Espero não estar a ser abusiva em afirmar que há um tom de cepticismo na forma como Jane desenha a sociedade e os inter-relacionamentos sociais da sua época. Os personagens, nas suas imperfeições e virtudes, apesar das vicissitudes e das falhas que cometem não modificam o seu comportamento. A única personagem que recordo sofrer alguma modificação foi Emma, ao ver as consequências de seus erros de julgamento. Ainda assim, no caso de Emma, a admissão dos erros e a correcção dos mesmos não geram uma mudança profunda de personalidade: Emma não deixa de ser Emma.

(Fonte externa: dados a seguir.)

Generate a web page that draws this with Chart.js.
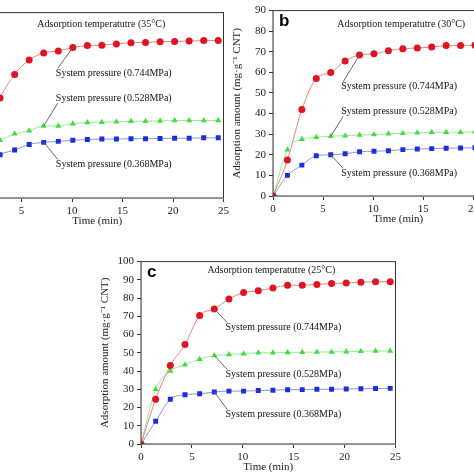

Henry Crawford, Willoughby, Mr. Frank Churchill, Mr. Wickham, Mr. Thorpe, General Tilney, Tia Norris, Fanny Dashwood - todos estes possuem um carácter duvidoso e Jane não deixa entrever uma mudança. O único sobre o qual caiu uma luz de esperança foi Henry Crawford, mas este também não resistiu.

 

Teria Jane Austen a crença de que um escorpião nunca nega a sua natureza? Teria ela a convicção de que uma pessoa não era capaz de viver um arrependimento transformador que causasse uma revolução comportamental?  É estranho constatar isto, ainda mais quando é evidente que ela acreditava em segundas chances. A sua obra é repleta de momentos em que os seus heróis vivem uma segunda chance: Elinor e Edward, Elizabeth e Darcy, Anne e Wentworth, Mr. e Mrs. Weston, entre outros. Seja por infortúnio seja por mal-entendidos, Jane Austen concedeu algumas segundas chances de emendar um erro e de refazer julgamentos precipitados. Por outro lado, quando o assunto era o carácter e a natureza do personagem parecia não haver ponto de variação: seria imutável. Admitia que o que pensamos de alguém pode ser algo formulado por um julgamento precipitado e, por isso, suceptível de sofrer modificação; mas quando o assunto centrava-se no que este alguém realmente é, na sua essência, isto nunca passaria por uma mutação.

 

A forma como Jane retrata a sociedade através de seus personagens é, muitas vezes, carregada de humor e isto leva a que seja-lhe imputado uma tónica de crítica social.  Será? Será que podemos admitir isso. Reconheço-lhe uma enorme capacidade de observação e de destaque dos pontos fracos da sociedade, mas ao fazer isto estaria ela a preconizar, a defender ou a antever uma real mudança da sociedade? Experimento uma hesitação em responder esta questão.

 

Ao admitir uma Fanny Price de carácter irrepreensível e de virtudes constantes e, ao mesmo tempo, ao criar um Henry Crawford perpetuamente falho e imperfeito; Jane Austen gera um desequilíbrio. Parece que estamos diante de dois pesos e duas medidas. Neste ponto do meu devaneio, interrogo-me se Jane não estaria certa: a perfeição não sofre alteração mas o imperfeição nunca poderá modificar-se de forma a tornar-se perfeita. Quase uma separação entre o divino e o humano.  Como diria Henry, Fanny é uma visão angelical. Alguém a quem dificilmente outro ser humano chegaria perto sequer. Talvez - se concedermos que os personagens tem vida própria para além da pena do escritor e do olhar do leitor Henry Crawford tenha se rendido submisso ao cepticismo de Jane Austen e constatado que nunca estaria à altura de Fanny. 

 

Como vêem,  Jane Austen afigura-se aos meus olhos como uma mulher, até certo ponto, indecifrável. Não sei se seria uma mulher céptica e conservadora ou se seria crítica e progressista. Neste aspecto, Fanny Price e a sua perfeição divina não me ajudam a chegar a uma conclusão definitiva.